- The Washington Times - Wednesday, November 9, 2005

The American Civil Liberties Union in Los Angeles is seeking a restraining order against the Department of Homeland Security to stop it from blocking the free speech of Federal Air Marshal Service agents.

ACLU spokeswoman Elizabeth Brennan said newly written Homeland Security Department restrictions against what the agents can say about management policies overly restrict free speech and likely jeopardize public safety.

Ms. Brennan said the rules could prohibit Frank Terreri, president of the 1,400-member air marshals unit of the Federal Law Enforcement Officers Association (FLEOA), from commenting publicly on a pending report by the House Judiciary Committee on Federal Air Marshal Service management, despite his “prominent role as an informed critic” of the agency.

Mr. Terreri was suspended in 2004 for six months after the air marshals unit at FLEOA voted “no confidence” in the agency’s director, Thomas D. Quinn, and called for his resignation. Mr. Terreri, who has frequently criticized the Federal Air Marshal Service management, was reinstated one day after the ACLU filed a lawsuit on his behalf accusing the agency of violating his constitutional right to free speech.

ACLU attorney Peter Eliasberg Tuesday asked a federal court for the order in advance of the release of the Judiciary Committee’s report on its investigation into accusations of mismanagement by administrators at the Federal Air Marshal Service.

“The new policy does nothing to ease the chilling effect on whistleblowers’ speech,” Mr. Eliasberg said. “The policy is still unconstitutional and leaves air marshals in the untenable position of not knowing whether they have First Amendment rights to participate in public discussion that could improve the safety of the airline industry.”

Air marshal service employees have noted a pattern of disciplinary action for criticizing their agency and said Mr. Terreri was suspended in retaliation for his activities. Agency spokesman Dave Adams denied that accusation and said the lawsuit had no bearing on Mr. Terreri’s reinstatement.

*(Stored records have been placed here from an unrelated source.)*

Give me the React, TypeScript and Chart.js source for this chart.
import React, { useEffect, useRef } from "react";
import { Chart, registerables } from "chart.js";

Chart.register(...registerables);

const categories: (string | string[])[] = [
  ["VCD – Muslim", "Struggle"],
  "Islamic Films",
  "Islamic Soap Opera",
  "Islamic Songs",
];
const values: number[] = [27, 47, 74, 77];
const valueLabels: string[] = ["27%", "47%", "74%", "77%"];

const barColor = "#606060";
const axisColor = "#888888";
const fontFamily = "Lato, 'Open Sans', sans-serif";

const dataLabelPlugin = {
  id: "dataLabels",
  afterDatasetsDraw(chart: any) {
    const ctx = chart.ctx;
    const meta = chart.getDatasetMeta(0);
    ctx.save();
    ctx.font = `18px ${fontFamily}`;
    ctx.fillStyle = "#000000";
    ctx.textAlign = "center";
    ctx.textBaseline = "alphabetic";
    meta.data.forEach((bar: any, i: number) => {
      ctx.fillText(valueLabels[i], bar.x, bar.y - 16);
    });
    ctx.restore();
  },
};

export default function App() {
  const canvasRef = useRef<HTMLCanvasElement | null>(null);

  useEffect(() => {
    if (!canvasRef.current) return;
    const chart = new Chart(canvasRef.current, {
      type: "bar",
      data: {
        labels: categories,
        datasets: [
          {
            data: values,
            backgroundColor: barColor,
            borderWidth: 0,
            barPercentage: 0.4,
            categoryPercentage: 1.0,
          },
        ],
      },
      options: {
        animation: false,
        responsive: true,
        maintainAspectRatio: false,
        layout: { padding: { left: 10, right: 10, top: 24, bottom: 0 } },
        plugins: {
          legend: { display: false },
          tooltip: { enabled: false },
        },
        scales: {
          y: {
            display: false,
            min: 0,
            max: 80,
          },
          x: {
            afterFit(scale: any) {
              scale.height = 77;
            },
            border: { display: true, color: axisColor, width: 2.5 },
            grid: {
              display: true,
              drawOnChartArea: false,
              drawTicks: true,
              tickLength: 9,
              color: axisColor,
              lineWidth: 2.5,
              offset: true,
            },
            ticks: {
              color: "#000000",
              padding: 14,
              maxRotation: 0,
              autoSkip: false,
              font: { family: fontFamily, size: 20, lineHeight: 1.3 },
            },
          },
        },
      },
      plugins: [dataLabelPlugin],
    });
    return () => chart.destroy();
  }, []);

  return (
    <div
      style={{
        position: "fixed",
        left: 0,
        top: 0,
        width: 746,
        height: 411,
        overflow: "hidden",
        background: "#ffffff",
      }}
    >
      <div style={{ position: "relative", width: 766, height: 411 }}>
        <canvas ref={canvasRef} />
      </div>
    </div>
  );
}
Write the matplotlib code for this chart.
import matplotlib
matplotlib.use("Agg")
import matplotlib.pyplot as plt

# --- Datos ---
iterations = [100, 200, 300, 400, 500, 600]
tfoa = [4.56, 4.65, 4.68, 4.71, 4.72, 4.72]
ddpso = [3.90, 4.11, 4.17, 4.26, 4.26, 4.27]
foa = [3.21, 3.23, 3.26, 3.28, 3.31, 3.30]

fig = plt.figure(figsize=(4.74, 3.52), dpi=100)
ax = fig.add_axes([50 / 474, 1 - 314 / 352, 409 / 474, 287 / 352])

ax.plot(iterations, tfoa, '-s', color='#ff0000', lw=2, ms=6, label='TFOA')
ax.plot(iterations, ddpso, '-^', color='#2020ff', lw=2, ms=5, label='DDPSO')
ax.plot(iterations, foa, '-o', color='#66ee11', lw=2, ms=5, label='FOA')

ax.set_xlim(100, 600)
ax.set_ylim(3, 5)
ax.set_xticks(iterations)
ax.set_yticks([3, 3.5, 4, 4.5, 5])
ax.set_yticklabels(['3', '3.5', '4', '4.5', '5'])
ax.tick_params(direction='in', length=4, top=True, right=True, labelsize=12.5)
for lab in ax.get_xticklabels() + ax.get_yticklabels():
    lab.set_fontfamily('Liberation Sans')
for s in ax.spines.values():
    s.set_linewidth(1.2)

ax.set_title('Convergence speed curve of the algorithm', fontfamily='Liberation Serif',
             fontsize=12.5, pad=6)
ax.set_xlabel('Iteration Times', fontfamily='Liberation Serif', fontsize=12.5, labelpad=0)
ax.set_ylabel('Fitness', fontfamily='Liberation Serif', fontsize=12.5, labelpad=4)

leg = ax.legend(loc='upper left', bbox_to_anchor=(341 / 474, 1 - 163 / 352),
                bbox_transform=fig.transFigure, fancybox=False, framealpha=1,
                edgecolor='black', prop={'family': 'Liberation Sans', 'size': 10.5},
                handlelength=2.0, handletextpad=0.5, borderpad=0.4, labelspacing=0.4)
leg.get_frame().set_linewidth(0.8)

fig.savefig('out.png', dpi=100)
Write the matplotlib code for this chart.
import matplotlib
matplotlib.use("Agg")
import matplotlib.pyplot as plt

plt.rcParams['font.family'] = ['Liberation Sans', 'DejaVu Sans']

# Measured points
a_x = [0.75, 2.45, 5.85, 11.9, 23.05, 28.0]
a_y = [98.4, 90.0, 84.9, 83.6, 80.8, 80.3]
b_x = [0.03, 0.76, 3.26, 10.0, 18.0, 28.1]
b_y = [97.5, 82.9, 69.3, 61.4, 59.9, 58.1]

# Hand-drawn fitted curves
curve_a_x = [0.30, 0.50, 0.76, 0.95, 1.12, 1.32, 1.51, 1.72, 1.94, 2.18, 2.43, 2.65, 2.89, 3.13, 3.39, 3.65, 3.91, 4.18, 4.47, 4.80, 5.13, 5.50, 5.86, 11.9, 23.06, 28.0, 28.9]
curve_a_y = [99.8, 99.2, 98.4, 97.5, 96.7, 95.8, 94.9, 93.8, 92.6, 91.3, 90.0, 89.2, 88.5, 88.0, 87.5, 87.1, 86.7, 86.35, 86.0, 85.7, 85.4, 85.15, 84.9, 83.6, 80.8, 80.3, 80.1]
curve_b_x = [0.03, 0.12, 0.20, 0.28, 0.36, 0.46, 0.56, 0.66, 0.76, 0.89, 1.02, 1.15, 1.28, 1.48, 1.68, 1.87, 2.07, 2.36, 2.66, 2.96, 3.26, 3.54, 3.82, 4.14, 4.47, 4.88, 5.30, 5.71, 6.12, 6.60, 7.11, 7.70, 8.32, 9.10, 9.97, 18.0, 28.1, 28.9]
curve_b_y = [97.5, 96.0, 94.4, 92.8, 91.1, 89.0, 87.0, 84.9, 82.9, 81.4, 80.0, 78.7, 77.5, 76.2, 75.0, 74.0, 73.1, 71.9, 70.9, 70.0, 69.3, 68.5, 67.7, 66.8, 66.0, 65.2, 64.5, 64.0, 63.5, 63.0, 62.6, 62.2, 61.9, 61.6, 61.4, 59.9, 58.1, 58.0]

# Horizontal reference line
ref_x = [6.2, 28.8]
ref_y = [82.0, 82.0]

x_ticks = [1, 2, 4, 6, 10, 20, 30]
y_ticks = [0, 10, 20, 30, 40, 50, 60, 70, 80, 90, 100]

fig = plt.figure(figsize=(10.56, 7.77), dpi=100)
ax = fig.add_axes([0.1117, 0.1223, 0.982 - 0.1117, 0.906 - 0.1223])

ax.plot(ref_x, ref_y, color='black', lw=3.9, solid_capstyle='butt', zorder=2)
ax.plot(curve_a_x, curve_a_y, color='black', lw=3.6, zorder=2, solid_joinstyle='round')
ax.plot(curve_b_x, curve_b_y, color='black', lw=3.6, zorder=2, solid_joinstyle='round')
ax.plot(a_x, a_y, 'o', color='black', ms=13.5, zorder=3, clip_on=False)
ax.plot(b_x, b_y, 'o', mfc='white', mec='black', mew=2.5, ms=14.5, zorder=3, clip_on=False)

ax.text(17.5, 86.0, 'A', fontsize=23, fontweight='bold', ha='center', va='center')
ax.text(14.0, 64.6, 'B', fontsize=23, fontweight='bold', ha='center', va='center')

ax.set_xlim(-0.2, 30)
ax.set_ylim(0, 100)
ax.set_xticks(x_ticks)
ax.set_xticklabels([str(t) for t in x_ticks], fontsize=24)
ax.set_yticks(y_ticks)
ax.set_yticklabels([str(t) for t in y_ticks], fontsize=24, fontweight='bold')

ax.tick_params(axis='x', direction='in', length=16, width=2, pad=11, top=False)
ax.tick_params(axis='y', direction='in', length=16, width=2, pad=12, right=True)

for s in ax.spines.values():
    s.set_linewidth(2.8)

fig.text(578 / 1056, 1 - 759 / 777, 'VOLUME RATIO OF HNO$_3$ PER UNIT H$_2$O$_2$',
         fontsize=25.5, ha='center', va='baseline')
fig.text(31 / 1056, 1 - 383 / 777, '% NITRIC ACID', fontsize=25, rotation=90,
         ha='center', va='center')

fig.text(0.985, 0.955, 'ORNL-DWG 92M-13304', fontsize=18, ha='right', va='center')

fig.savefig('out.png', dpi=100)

Mr. Terreri has criticized the Federal Air Marshal Service management for allowing national TV networks and magazines to view and report secret methods and operations, which Mr. Terreri said put the undercover marshals at risk.

John Adler, FLEOA national first vice president, said the union thought Mr. Terreri’s suspension was “the direct result of Frank being outspoken.” He said Mr. Quinn was exploiting agency policies by “expeditiously referring anyone with a different opinion … for investigation.”

The agency’s Office of Professional Responsibility reportedly is investigating about a dozen air marshals who have questioned policy.

Ms. Brennan said Mr. Terreri’s complaints have targeted what he has called “Director Quinn’s inability to properly run the law-enforcement organization charged with protecting the flying public.” She said Mr. Quinn has initiated four investigations of Mr. Terreri, two after the initial lawsuit was filed.